■ Provided records:
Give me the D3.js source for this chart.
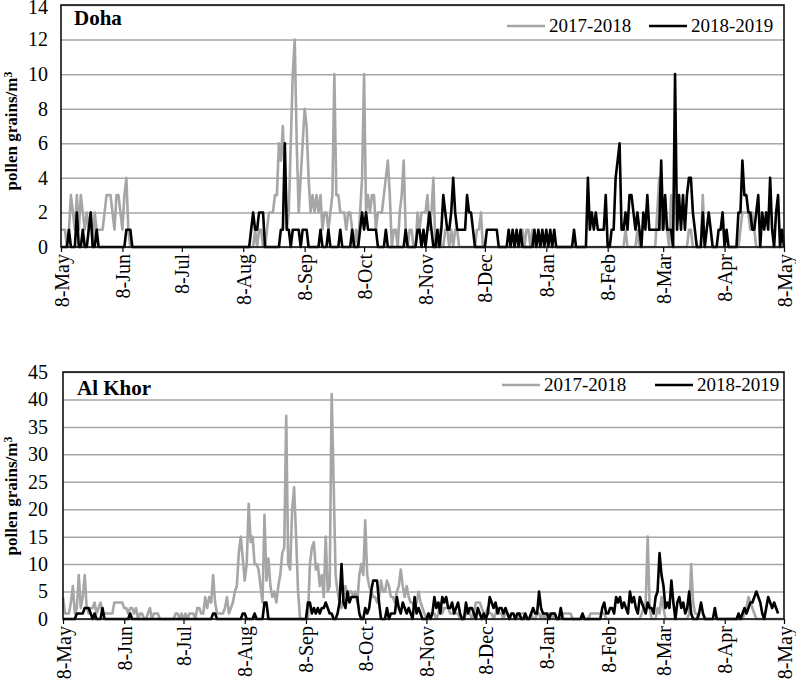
<!DOCTYPE html>
<html>
<head>
<meta charset="utf-8">
<script src="https://cdn.jsdelivr.net/npm/d3@7"></script>
<style>
  body { margin: 0; background: #fff; }
  text { font-family: "Liberation Serif", "Times New Roman", serif; fill: #000; }
</style>
</head>
<body>
<svg id="chart" width="796" height="682"></svg>
<script>
// daily pollen counts from 8-May to 8-May, one row per month (8th .. 7th)
const dohaA = [
  1,1,1,0,1,3,2,1,3,1, 3,2,1,2,1,2,0,2,1,1, 1,1,2,3,3,3,2,1,3,3, 2,
  1,3,4,1,0,0,0,0,0,0, 0,0,0,0,0,0,0,0,0,0, 0,0,0,0,0,0,0,0,0,0,
  0,0,0,0,0,0,0,0,0,0, 0,0,0,0,0,0,0,0,0,0, 0,0,0,0,0,0,0,0,0,0, 0,
  0,0,0,0,0,0,1,0,1,1, 0,0,1,2,2,2,3,3,6,5, 7,4,1,2,6,10,12,6,2,4, 6,
  8,7,4,2,3,2,3,2,3,1, 2,2,1,2,3,10,3,3,2,2, 2,1,2,2,1,0,1,0,2,4,
  10,2,3,2,3,3,1,2,2,2, 3,4,5,3,0,1,1,0,2,3, 5,1,0,1,1,0,0,2,1,2, 2,
  2,3,1,2,4,0,0,1,0,0, 1,1,0,1,0,1,1,0,0,0, 0,0,0,0,0,0,1,1,2,0,
  0,0,0,0,0,0,0,0,0,0, 0,0,0,0,0,0,0,0,0,1, 0,1,1,0,1,0,0,0,0,0, 0,
  0,0,0,0,0,0,0,0,0,0, 0,0,0,0,0,0,0,0,0,0, 0,0,0,0,0,0,0,0,0,0, 0,
  0,0,0,0,0,0,0,0,0,1, 0,0,0,0,0,1,0,0,0,0, 0,0,0,0,0,2,4,1,
  1,2,1,0,3,0,0,0,0,0, 0,0,0,1,1,0,0,0,0,0, 3,0,0,0,0,0,0,0,0,0, 0,
  0,0,0,0,0,0,0,0,1,2, 2,2,2,1,2,1,0,0,0,0, 0,0,0,0,0,0,0,0,0,0,
  0
];
const dohaB = [
  0,0,0,0,1,0,0,0,2,0, 0,1,0,0,1,2,0,0,1,0, 0,0,0,0,0,0,0,0,0,0, 0,
  0,0,1,1,1,0,0,0,0,0, 0,0,0,0,0,0,0,0,0,0, 0,0,0,0,0,0,0,0,0,0,
  0,0,0,0,0,0,0,0,0,0, 0,0,0,0,0,0,0,0,0,0, 0,0,0,0,0,0,0,0,0,0, 0,
  0,0,0,0,1,2,1,1,2,2, 2,0,0,0,0,0,0,0,0,1, 1,6,1,1,0,1,1,1,1,0, 1,
  1,1,0,0,0,0,0,0,1,0, 0,0,1,0,0,0,0,0,1,0, 0,0,0,0,1,0,0,0,1,2,
  1,2,1,1,1,1,1,0,0,0, 0,1,0,0,0,0,0,0,0,0, 0,1,0,0,0,0,0,1,1,0, 1,
  0,1,2,1,0,0,1,0,1,3, 2,1,1,2,4,2,1,1,1,1, 1,3,2,2,1,0,0,0,0,0,
  0,1,1,1,1,1,1,0,0,0, 0,0,1,0,1,0,1,0,1,0, 0,0,0,0,0,1,0,1,0,1, 0,
  1,0,1,0,1,0,0,0,0,0, 0,0,0,0,1,0,0,0,0,0, 0,4,1,2,1,2,1,1,1,1, 3,
  0,0,1,1,4,5,6,1,1,2, 1,3,3,2,1,2,1,0,2,1, 3,1,1,1,1,1,1,5,
  1,3,1,1,1,0,10,1,3,1, 3,1,3,4,4,2,1,0,0,0, 2,0,1,2,1,0,0,0,1,1, 2,
  0,1,0,0,0,0,0,2,2,5, 3,3,2,2,1,1,2,3,0,2, 1,2,1,4,1,0,2,3,0,1,
  0
];
const khorA = [
  4,1,1,1,3,6,1,2,8,2, 4,8,2,1,2,2,3,1,2,3, 1,1,1,1,1,1,3,3,3,3, 3,
  2,2,1,2,2,1,2,0,1,1, 0,0,1,2,0,1,1,1,0,0, 0,0,0,0,0,0,1,1,0,1,
  0,1,0,1,1,1,0,2,2,1, 1,4,2,4,3,8,3,1,1,1, 1,2,4,1,2,3,5,6,12,15, 11,
  7,10,21,14,15,10,10,9,6,3, 19,7,11,6,4,5,3,6,8,12, 13,37,10,9,20,24,15,5,0,0, 0,
  0,0,10,13,14,9,10,6,8,4, 15,5,6,41,25,8,5,3,2,4, 6,4,5,5,4,5,3,8,10,8,
  18,8,6,5,4,4,3,4,7,5, 5,7,6,4,4,3,5,6,9,6, 4,6,4,3,3,2,3,5,3,2, 1,
  0,1,1,1,1,0,1,3,1,2, 2,2,1,1,1,1,1,0,0,0, 1,2,1,0,1,3,3,3,2,1,
  1,2,1,1,0,1,2,1,1,0, 1,1,0,0,0,0,0,1,1,1, 1,0,0,1,0,0,1,1,0,1, 0,
  1,1,0,1,0,0,0,0,1,1, 1,1,1,0,0,0,0,0,0,0, 0,0,1,1,1,1,1,1,1,1, 0,
  0,0,0,0,0,0,0,0,0,0, 0,0,0,0,0,0,0,1,2,3, 15,2,0,0,0,2,1,4,
  2,0,0,0,0,0,0,0,0,0, 0,0,0,1,10,3,1,1,0,0, 0,0,0,0,0,0,0,0,0,0, 0,
  0,0,0,0,0,0,0,0,0,0, 1,2,4,3,2,1,0,0,0,0, 0,0,0,0,0,0,0,0,0,0,
  0
];
const khorB = [
  0,0,0,0,0,0,0,1,1,1, 1,2,2,2,1,0,1,0,0,0, 2,0,0,0,0,0,0,0,0,0, 0,
  0,0,0,1,0,0,0,0,0,0, 0,0,0,0,0,0,0,0,0,0, 0,0,0,0,0,0,0,0,0,0,
  0,0,0,0,0,0,0,0,0,0, 0,0,0,0,0,1,1,0,0,0, 0,0,0,0,0,0,0,0,0,0, 1,
  1,0,0,0,0,1,0,0,0,0, 3,3,0,0,0,0,0,0,0,0, 0,0,0,0,0,0,0,0,0,0, 0,
  0,3,3,1,2,1,2,1,2,2, 3,2,1,1,0,0,1,3,10,3, 2,5,3,4,4,4,4,1,0,0,
  2,1,2,5,7,7,7,3,0,0, 0,2,0,1,1,1,4,2,1,3, 2,1,2,1,0,4,1,2,1,0, 0,
  0,1,0,1,4,2,3,1,4,3, 4,2,2,3,1,2,3,1,0,0, 3,1,2,2,1,0,2,1,0,1,
  0,1,4,3,2,3,1,2,2,1, 2,1,0,1,1,0,1,1,0,0, 1,0,0,1,2,1,1,5,2,1, 1,
  1,0,1,1,1,0,0,2,0,0, 0,0,0,0,0,0,0,0,1,0, 0,0,0,0,0,0,0,0,2,3, 1,
  1,2,2,1,4,3,4,2,3,2, 1,5,3,4,2,1,4,3,2,1, 3,2,2,1,4,5,12,8,
  6,2,3,2,7,3,0,3,4,2, 3,1,2,5,1,0,0,0,1,3, 1,0,0,0,0,0,2,0,0,0, 0,
  0,0,0,0,0,0,0,1,0,1, 2,1,2,3,3,4,5,4,3,1, 0,2,4,3,2,3,2,1,null,null,
  null
];

const monthLabels = ["8-May", "8-Jun", "8-Jul", "8-Aug", "8-Sep", "8-Oct", "8-Nov",
                     "8-Dec", "8-Jan", "8-Feb", "8-Mar", "8-Apr", "8-May"];
const seriesNames = ["2017-2018", "2018-2019"];
const seriesColors = ["#a6a6a6", "#000000"];
const dohaTicks = [0, 2, 4, 6, 8, 10, 12, 14];
const khorTicks = [0, 5, 10, 15, 20, 25, 30, 35, 40, 45];

const svg = d3.select('#chart');
const start = new Date(Date.UTC(2018, 4, 8));
const dates = d3.utcDay.range(start, d3.utcDay.offset(start, 366));
const tickDates = monthLabels.map((m, i) => d3.utcMonth.offset(start, i));

function drawPanel(p) {
    const x = d3.scaleUtc()
        .domain([start, tickDates[tickDates.length - 1]])
        .range([p.left, p.right]);
    const y = d3.scaleLinear()
        .domain([0, d3.max(p.ticks)])
        .range([p.bottom, p.top]);

    const g = svg.append('g');

    // horizontal gridlines
    g.append('g')
        .attr('transform', `translate(${p.left},0)`)
        .call(d3.axisLeft(y).tickValues(p.ticks).tickSize(-(p.right - p.left)).tickFormat(''))
        .call(a => a.select('.domain').remove())
        .selectAll('line')
        .attr('stroke', '#a6a6a6')
        .attr('stroke-width', 1.5);

    // y tick labels (top one nudged down so it stays on the page)
    g.append('g')
        .attr('transform', `translate(${p.left},0)`)
        .call(d3.axisLeft(y).tickValues(p.ticks).tickSize(0).tickPadding(p.left - 48))
        .call(a => a.select('.domain').remove())
        .selectAll('text')
        .attr('font-size', 20)
        .attr('font-family', '"Liberation Serif", serif')
        .attr('fill', '#000')
        .attr('dy', d => (p.top < 10 && d === d3.max(p.ticks)) ? '0.42em' : '0.32em');

    // x axis, rotated month labels
    g.append('g')
        .attr('transform', `translate(0,${p.bottom})`)
        .call(d3.axisBottom(x).tickValues(tickDates).tickSize(5).tickFormat((d, i) => monthLabels[i]))
        .call(a => a.select('.domain').remove())
        .call(a => a.selectAll('line').attr('stroke', '#000').attr('stroke-width', 1.2))
        .selectAll('text')
        .attr('font-size', 20)
        .attr('font-family', '"Liberation Serif", serif')
        .attr('fill', '#000')
        .attr('transform', 'rotate(-90)')
        .attr('text-anchor', 'end')
        .attr('x', -7)
        .attr('y', 0)
        .attr('dy', '0.35em');

    const line = d3.line()
        .defined(v => v != null)
        .x((v, i) => x(dates[i]))
        .y(v => y(v));

    g.append('g')
        .selectAll('path')
        .data(p.series)
        .enter()
        .append('path')
        .attr('d', s => line(s))
        .attr('fill', 'none')
        .attr('stroke', (s, i) => seriesColors[i])
        .attr('stroke-width', 2.6)
        .attr('stroke-linejoin', 'round');

    // plot frame
    g.append('rect')
        .attr('x', p.left)
        .attr('y', p.top)
        .attr('width', p.right - p.left)
        .attr('height', p.bottom - p.top)
        .attr('fill', 'none')
        .attr('stroke', '#111')
        .attr('stroke-width', 1.6);

    g.append('text')
        .attr('x', p.titleX)
        .attr('y', p.titleY)
        .attr('font-size', 21)
        .attr('font-weight', 'bold')
        .text(p.title);

    // y axis title
    const yt = g.append('text')
        .attr('transform', `translate(17,${p.labelY}) rotate(-90)`)
        .attr('text-anchor', 'middle')
        .attr('font-size', 17)
        .attr('font-weight', 'bold');
    yt.append('tspan').text('pollen grains/m');
    yt.append('tspan').attr('dy', '-0.45em').attr('font-size', 12).text('3');

    // legend
    const lg = g.append('g')
        .selectAll('g')
        .data(seriesNames)
        .enter()
        .append('g')
        .attr('transform', (d, i) => `translate(${p.legendX[i]},${p.legendY})`);
    lg.append('line')
        .attr('x1', 0)
        .attr('x2', 38)
        .attr('stroke', (d, i) => seriesColors[i])
        .attr('stroke-width', 2.6);
    lg.append('text')
        .attr('x', 42)
        .attr('dy', '0.33em')
        .attr('font-size', 19)
        .text(d => d);
}

drawPanel({
    title: 'Doha', series: [dohaA, dohaB], ticks: dohaTicks,
    left: 61, right: 784, top: 5, bottom: 247,
    titleX: 74, titleY: 25, labelY: 131,
    legendX: [507, 649], legendY: 26
});
drawPanel({
    title: 'Al Khor', series: [khorA, khorB], ticks: khorTicks,
    left: 63, right: 784, top: 372, bottom: 619,
    titleX: 77, titleY: 395, labelY: 496,
    legendX: [502, 655], legendY: 385
});
</script>
</body>
</html>
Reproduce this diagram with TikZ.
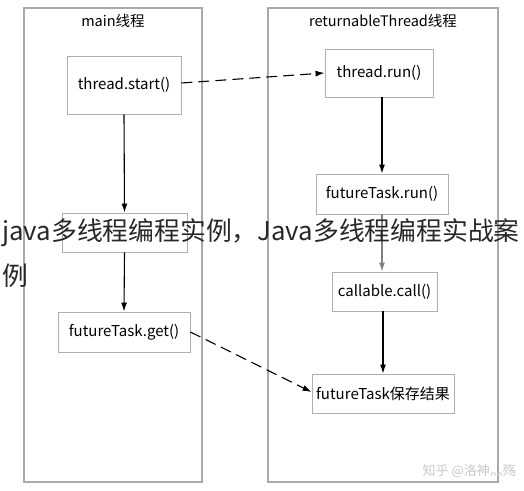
\documentclass[tikz,border=0pt]{standalone}
\usepackage{fontspec}
\setmainfont{Noto Sans CJK SC}
\usetikzlibrary{calc,arrows.meta}
\definecolor{lanegray}{RGB}{170,170,170}
\definecolor{boxgray}{RGB}{175,175,175}
\definecolor{marktext}{RGB}{40,40,40}
\tikzset{
  lane/.style={
    draw=lanegray,
    line width=1.1pt
  },
  lanetitle/.style={
    font=\fontsize{14.5}{17}\selectfont,
    anchor=center
  },
  callbox/.style={
    draw=boxgray,
    line width=0.9pt,
    fill=white,
    inner sep=0pt,
    font=\fontsize{15}{18}\selectfont
  },
  flow/.style={
    -{Latex[length=9pt,width=6pt]},
    line width=1.1pt
  },
  message/.style={
    -{Latex[length=9pt,width=6pt]},
    line width=1.1pt,
    dash pattern=on 11pt off 6pt
  },
  every picture/.style={
    x=1pt,
    y=-1pt
  }
}

\begin{document}
\begin{tikzpicture}
    \useasboundingbox (0,0) rectangle (524,490);
    % the two threads
    \draw[lane] (24,8) rectangle (202,482);
    \draw[lane] (268,8) rectangle (498,482);
    \node[lanetitle] (mainT) at (113,21) {main线程};
    \node[lanetitle] (retT) at (383,21) {returnableThread线程};
    % main thread
    \node[callbox, minimum width=114pt, minimum height=58pt] (start) at (124,85) {thread.start()};
    \node[callbox, minimum width=125pt, minimum height=39pt] (other) at (124.5,232.5) {};
    \node[callbox, minimum width=132pt, minimum height=40pt] (get) at (124,332) {futureTask.get()};
    % returnableThread
    \node[callbox, minimum width=108pt, minimum height=48pt] (run) at (379,73) {thread.run()};
    \node[callbox, minimum width=132pt, minimum height=40pt] (ftrun) at (382,194) {futureTask.run()};
    \node[callbox, minimum width=105pt, minimum height=39pt] (call) at (384.5,291.5) {callable.call()};
    \node[callbox, minimum width=142pt, minimum height=39pt] (save) at (383,393.5) {futureTask保存结果};
    % control flow
    \draw[flow] (start.south) -- (other.north);
    \draw[flow] (other.south) -- (get.north);
    \draw[flow] (run.south -| ftrun.north) -- (ftrun.north);
    \draw[flow, gray] (ftrun.south) -- (ftrun.south |- call.north);
    \draw[flow] (call.south -| save.north) -- (save.north);
    % between the threads
    \draw[message] ($(start.east)+(0,-2)$) -- (run.west);
    \draw[message] (get.east) -- ($(save.west)+(0,-1.5)$);
    % overlay
    \node[anchor=west, text=marktext, font=\fontsize{25.8}{30}\selectfont, inner sep=0pt] (cap) at (2,233) {java多线程编程实例，Java多线程编程实战案};
    \node[anchor=west, text=marktext, font=\fontsize{25.8}{30}\selectfont, inner sep=0pt] (cap2) at (2,276) {例};
    \node[anchor=east, text=black!22, font=\fontsize{13}{15}\selectfont, inner sep=0pt] (zhihu) at (516,471) {知乎 @洛神灬殇};
\end{tikzpicture}
\end{document}
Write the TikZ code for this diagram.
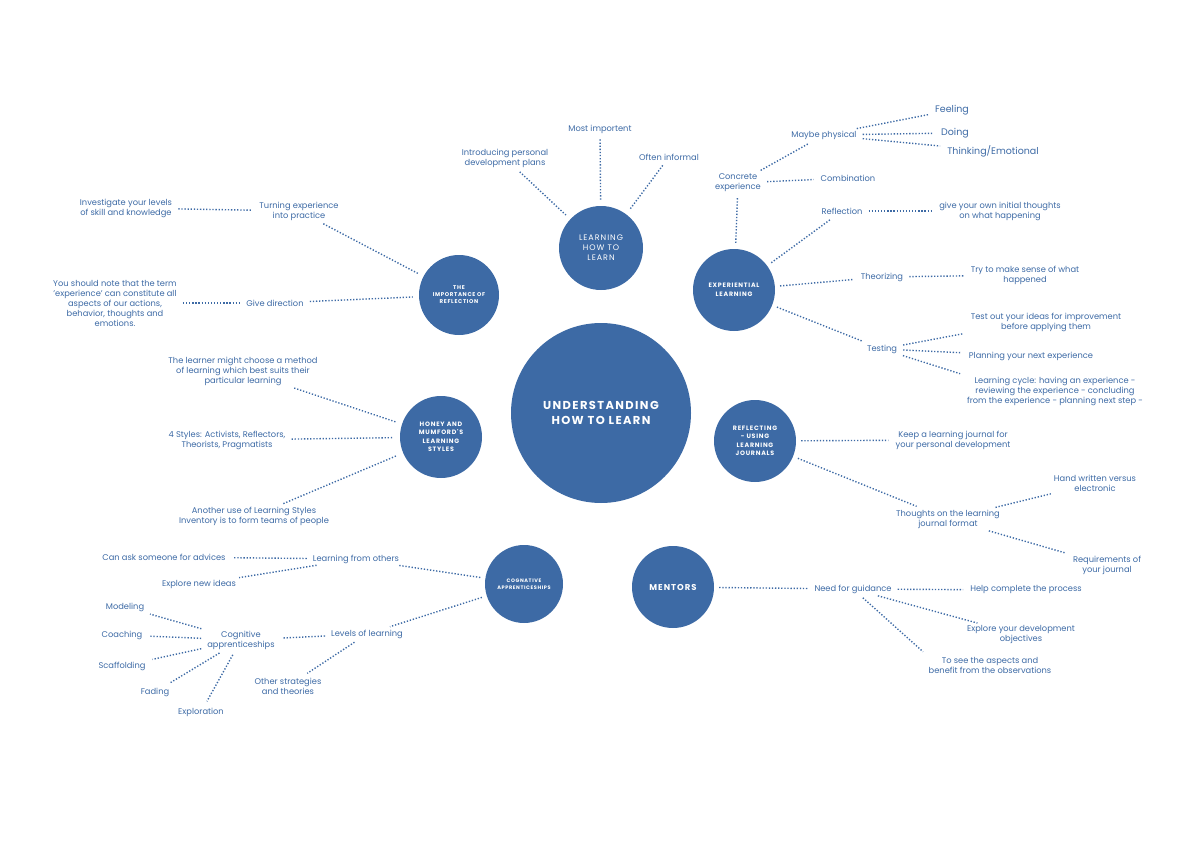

■ Exercise requirements: List each line holding the string "diagram".

■ Finished answer:
Reproduce this diagram with TikZ.
Write the TikZ code for this diagram.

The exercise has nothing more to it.